In 1995, he formed a duo with New York pianist Karen Kushner, internationally performing works for (modern) piano, four hands.

==Broadcasting==
A frequent guest on both television and radio, such as the syndicated program First Hearing, Kipnis for three seasons hosted his own The Age of Baroque over WQXR in New York and was host on WGBH-Boston's syndicated program, The Classical Organ. In 1978, he was the first harpsichordist to perform on the Grammy Awards telecast.

==Editions, reviews and articles==
Oxford University Press has published numerous of his keyboard editions, including his anthology, A First Harpsichord Book. He was also noted for his record reviews and articles in such periodicals as The International Classic Record Collector, The International Piano Quarterly, Gramophone Early Music, Goldberg, Early Music America, the internet music magazines Music & Vision and Stereo Times, Stereophile, Audio, FI, Schwann/Opus, Stereo Review, The American Record Guide, Clavier, Opus, Chamber Music Magazine, Early Keyboard Studies Newsletter, and The Yale Review, as well as having written for The Washington Post, the New York Post, and the New York Herald Tribune. He was also involved in compiling A Harpsichord Resource Book for Greenwood Press, and editing the harpsichord and clavichord volume of a three-volume set – Encyclopedia of Keyboard Instruments, of which the harpsichord and clavichord volume was published in 2007, Routledge published the set – vol.1 The Piano (2003); vol.2 The Organ (2006); and Kipnis's vol.3 The Harpsichord and Clavichord (2007). Kipnis also wrote Instruments writing A Harpsichord Tutor for Oxford University Press, and, for Amadeus Press, preparing a biography of his father, the late Metropolitan Opera bass, Alexander Kipnis.

He was also for a time responsible for the covers and background sleeve notes for Westminster Records.

==Recordings==
He was a prolific recording artist, with 106 albums to his credit, of which 93 were solo. Among the honors he received were 9 Grammy nominations, three "Record of the Year" awards from Stereo Review, the 1969 Deutsche Schallplatten Prize, and the 1988 Gold Star award from the Italian periodical, Musica.

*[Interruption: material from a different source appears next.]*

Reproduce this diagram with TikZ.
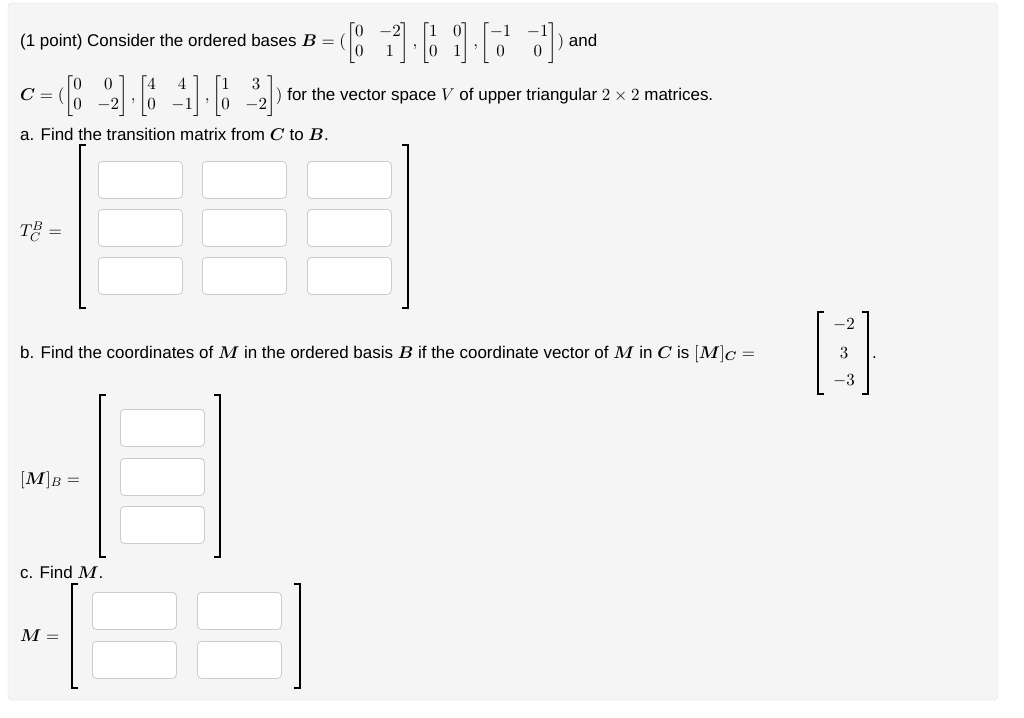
\documentclass[tikz,border=0pt]{standalone}
\usepackage{amsmath,bm}
\usepackage{fontspec}
\setmainfont{Liberation Sans}
\newcommand{\Tx}[1]{\scalebox{1.55}{\fontsize{10.95}{13}\selectfont #1}}
\begin{document}
\begin{tikzpicture}[x=1pt,y=-1pt,
  ibox/.style={draw=black!20,fill=white,rounded corners=4pt,line width=0.8pt},
  txt/.style={anchor=base west,inner sep=0pt},
  brk/.style={line width=1.6pt}]
\useasboundingbox (0,0) rectangle (1024,717);
\fill[white] (0,0) rectangle (1024,717);
\draw[draw=black!12,fill=black!4,rounded corners=4pt] (8,3) rectangle (998,700);
% line 1
\node[txt] (l1) at (20,47) {\Tx{(1 point) Consider the ordered bases $\bm B=(\begin{bmatrix}0&-2\\0&1\end{bmatrix},\begin{bmatrix}1&0\\0&1\end{bmatrix},\begin{bmatrix}-1&-1\\0&0\end{bmatrix})$ and}};
\node[txt] (l2) at (20,100) {\Tx{$\bm C=(\begin{bmatrix}0&0\\0&-2\end{bmatrix},\begin{bmatrix}4&4\\0&-1\end{bmatrix},\begin{bmatrix}1&3\\0&-2\end{bmatrix})$ for the vector space $V$ of upper triangular $2\times 2$ matrices.}};
\node[txt] (l3) at (20,140) {\Tx{a. Find the transition matrix from $\bm C$ to $\bm B$.}};
% part a
\node[txt,anchor=west] (ta) at (20,232) {\Tx{$T_C^B=$}};
\draw[brk] (86,145) -- (80,145) -- (80,308) -- (86,308);
\draw[brk] (402,145) -- (408,145) -- (408,308) -- (402,308);
\foreach \yy in {161,209,257}{
  \foreach \xx in {98,202,307}{
    \node[ibox,minimum width=84pt,minimum height=37pt,anchor=north west] at (\xx,\yy) {};}}
% part b
\node[txt] (lb) at (20,358) {\Tx{b. Find the coordinates of $\bm M$ in the ordered basis $\bm B$ if the coordinate vector of $\bm M$ in $\bm C$ is $[\bm M]_{\bm C}=$}};
\draw[brk] (824,312) -- (818,312) -- (818,394) -- (824,394);
\draw[brk] (862,312) -- (868,312) -- (868,394) -- (862,394);
\node (v1) at (844,325) {\Tx{$-2$}};
\node (v2) at (844,353) {\Tx{$3$}};
\node (v3) at (844,381) {\Tx{$-3$}};
\node[txt] (dot) at (872,358) {\Tx{.}};
\node[txt,anchor=west] (mb) at (20,480) {\Tx{$[\bm M]_B=$}};
\draw[brk] (106,395) -- (100,395) -- (100,557) -- (106,557);
\draw[brk] (214,395) -- (220,395) -- (220,557) -- (214,557);
\foreach \yy in {409,458,506}{
  \node[ibox,minimum width=84pt,minimum height=37pt,anchor=north west] at (120,\yy) {};}
% part c
\node[txt] (lc) at (20,578) {\Tx{c. Find $\bm M$.}};
\node[txt,anchor=west] (mm) at (20,636) {\Tx{$\bm M=$}};
\draw[brk] (78,584) -- (72,584) -- (72,688) -- (78,688);
\draw[brk] (294,584) -- (300,584) -- (300,688) -- (294,688);
\foreach \yy in {592,641}{
  \foreach \xx in {92,197}{
    \node[ibox,minimum width=84pt,minimum height=37pt,anchor=north west] at (\xx,\yy) {};}}
\end{tikzpicture}
\end{document}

Keyboard, in that magazine's annual readers' poll, named him "Best Harpsichordist" in 1978, 1979, and 1980 and "Best Classical Keyboardist" in 1982 and 1986.

Among his last record releases were The Virtuoso Scarlatti, fifteen sonatas played on five harpsichords after historical prototypes built by Hubbard of Boston and Vivaldi‘s The Four Seasons, in which he directed members of the Connecticut Early Music Festival from the keyboard (both on Chesky Records – produced and recorded by his son, Jeremy Kipnis), Sony CD reissues of The Spanish Harpsichord, the complete Bach Harpsichord Concertos with Neville Marriner conducting, Bach's Italian Concerto and Second English Suite (together with works for clavichord), Harpsichord – Greatest Hits, as well as the complete Fantasias of J. S. Bach for harpsichord and clavichord (on Arabesque), A Treasury of Harpsichord Favorites and Mozart on the 1793 Fortepiano (two anthologies on Music & Arts), and Igor Kipnis – The First Solo Harpsichord Recordings (on VAI).

He recorded for Epiphany, Chesky, Angel (EMI), Sony Music/CBS, VAI, Arabesque, Music & Arts Programs of America, London (Decca), Musical Heritage Society, Intercord, Teichiku, Nonesuch, MCA, CRI, Grenadilla, Vanguard, Nitepro, King, Start, Golden Crest and Newport Classic.